What financing options are available for land development?
Common options include: land acquisition loans (short-term, typically 12-24 months), construction loans (for vertical development), lot development loans (specifically for horizontal improvements), and seller financing. Interest rates for land loans are typically 1-3% higher than for improved property. Some developers use a combination of equity, bank loans, and private investors. The Small Business Administration's 504 loan program can also be used for certain development projects.
How do I determine the optimal lot size for my market?
Analyze recent sales of comparable lots in your area, considering: average lot size of recent sales, price per square foot, days on market, and buyer feedback. Also consider the type of homes that will be built—larger homes typically require larger lots. In many markets, there's a "sweet spot" lot size that balances maximum density with maximum value per lot. Local real estate agents and appraisers can provide valuable insights.
What are the tax implications of subdividing land?
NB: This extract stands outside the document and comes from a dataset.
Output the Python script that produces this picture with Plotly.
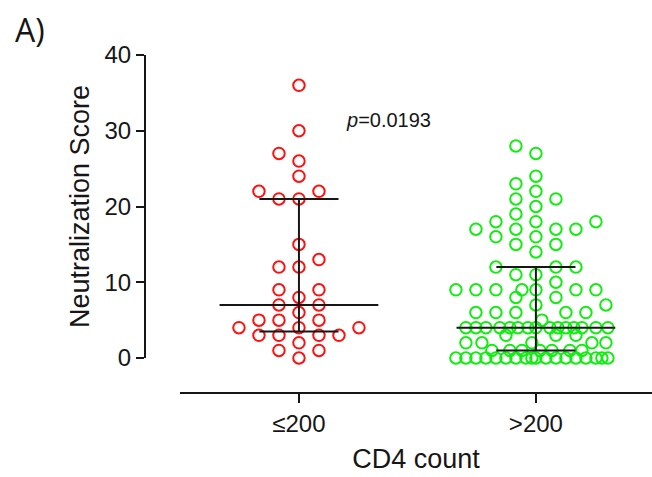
import numpy as np
import plotly.graph_objects as go

# ---- data -------------------------------------------------------------
groups = ["≤200", ">200"]

low_cd4_scores = [36, 30, 27, 26, 24, 22, 22, 21, 21, 15, 13, 12, 12, 9, 9, 8,
                  7, 7, 6, 5, 5, 5, 4, 4, 4, 3, 3, 3, 3, 2, 1, 1, 0]

high_cd4_scores = [28, 27, 24, 23, 22, 21, 21, 20, 19, 18, 18, 18, 17, 17, 17, 17,
                   16, 16, 15, 15, 14, 12, 12, 12, 11, 11, 10,
                   9, 9, 9, 9, 9, 9, 9, 8, 8, 7, 7, 6, 6, 6, 6, 6, 5,
                   4, 4, 4, 4, 4, 4, 4, 4, 4, 4, 4, 4, 4, 4, 4,
                   3, 3, 3, 2, 2, 2, 2, 2, 1, 1, 1, 1, 1, 1, 1,
                   0, 0, 0, 0, 0, 0, 0, 0, 0, 0, 0, 0, 0, 0, 0, 0, 0, 0]

p_value_text = "<i>p</i>=0.0193"

# ---- layout geometry --------------------------------------------------
W, H = 652, 477
M_L, M_R, M_T, M_B = 145, 0, 55, 84
plot_w = W - M_L - M_R
plot_h = H - M_T - M_B
y_dom = [35 / plot_h, 1.0]
x_dom = [35 / plot_w, 1.0]
x_range = [-0.502, 1.49]
y_range = [0, 40]

px_per_y = plot_h * (y_dom[1] - y_dom[0]) / (y_range[1] - y_range[0])
px_per_x = plot_w * (x_dom[1] - x_dom[0]) / (x_range[1] - x_range[0])

FONT = "Liberation Sans, Arial, sans-serif"
INK = "#161616"


def beeswarm_offsets(values, dx=20.0, dy=14.0, grid=10, max_half=72):
    """Greedy dot-plot layout (pixel offsets) on a half-column grid."""
    vals = np.asarray(values, dtype=float)
    order = np.argsort(vals, kind="stable")
    cands = sorted(range(-max_half // grid * grid, max_half + 1, grid),
                   key=lambda c: (abs(c), c))
    fine = np.arange(-max_half, max_half + 1, 2)
    px, py = [], []
    out = np.zeros(len(vals))
    for i in order:
        y = vals[i] * px_per_y
        chosen = None
        if not px:
            chosen = 0
        else:
            ax, ay = np.array(px), np.array(py)
            for c in cands:
                d = ((ax - c) / dx) ** 2 + ((ay - y) / dy) ** 2
                if d.min() >= 1.0:
                    chosen = c
                    break
            if chosen is None:
                d = ((ax[None, :] - fine[:, None]) / dx) ** 2 + \
                    ((ay[None, :] - y) / dy) ** 2
                score = d.min(axis=1) - 1e-4 * np.abs(fine)
                chosen = float(fine[int(np.argmax(score))])
        out[i] = chosen
        px.append(chosen)
        py.append(y)
    return out


fig = go.Figure()

series = [(low_cd4_scores, "#ff1010"), (high_cd4_scores, "#10ee10")]

for gi, (vals, color) in enumerate(series):
    offs = beeswarm_offsets(vals) / px_per_x
    fig.add_trace(go.Scatter(
        x=gi + offs, y=vals, mode="markers", cliponaxis=False,
        marker=dict(symbol="circle-open", size=11.5, color=color,
                    line=dict(width=2, color=color)),
        showlegend=False, hoverinfo="y"))

# median with interquartile range
for gi, (vals, _) in enumerate(series):
    q1, med, q3 = np.percentile(vals, [25, 50, 75], method="weibull")
    wm, wc = 0.335, 0.167
    xs = [gi - wm, gi + wm, None, gi - wc, gi + wc, None,
          gi - wc, gi + wc, None, gi, gi]
    ys = [med, med, None, q1, q1, None, q3, q3, None, q1, q3]
    fig.add_trace(go.Scatter(
        x=xs, y=ys, mode="lines", cliponaxis=False,
        line=dict(color=INK, width=2), showlegend=False, hoverinfo="skip"))

fig.add_annotation(x=0.38, y=31.4, xref="x", yref="y", text=p_value_text,
                   showarrow=False, font=dict(family=FONT, size=20, color=INK))
fig.add_annotation(x=(13 - M_L) / plot_w, xanchor="left",
                   y=(H - M_B - 29) / plot_h, yanchor="middle",
                   xref="paper", yref="paper", text="A)", showarrow=False,
                   font=dict(family="Open Sans, sans-serif", size=32, color=INK))

fig.update_layout(
    width=W, height=H,
    margin=dict(l=M_L, r=M_R, t=M_T, b=M_B, pad=0),
    paper_bgcolor="white", plot_bgcolor="white",
    font=dict(family=FONT, color=INK),
    xaxis=dict(domain=x_dom, range=x_range, anchor="free", position=0,
               tickvals=[0, 1], ticktext=groups, ticks="outside", ticklen=9,
               tickwidth=2, tickcolor=INK, showline=True, linewidth=2,
               linecolor=INK, showgrid=False, zeroline=False,
               tickfont=dict(size=24, family=FONT, color=INK),
               title=dict(text="CD4 count", standoff=12,
                          font=dict(size=27, family=FONT, color=INK)),
               automargin=False),
    yaxis=dict(domain=y_dom, range=y_range, anchor="free", position=0,
               tickvals=[0, 10, 20, 30, 40], ticks="outside", ticklen=8,
               tickwidth=2, tickcolor=INK, showline=True, linewidth=2,
               linecolor=INK, showgrid=False, zeroline=False,
               tickfont=dict(size=24, family=FONT, color=INK),
               title=dict(text="Neutralization Score", standoff=6,
                          font=dict(size=27, family=FONT, color=INK)),
               automargin=False),
)

fig.write_html("out.html")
Subdividing land can trigger several tax considerations. The IRS may view the subdivision as a "dealer" activity rather than an investment, which could affect capital gains treatment. Property taxes typically increase after subdivision as the land is assessed at its "highest and best use." Some jurisdictions offer tax incentives for affordable housing or conservation subdivisions. Consult with a tax professional familiar with real estate development to structure your project most advantageously.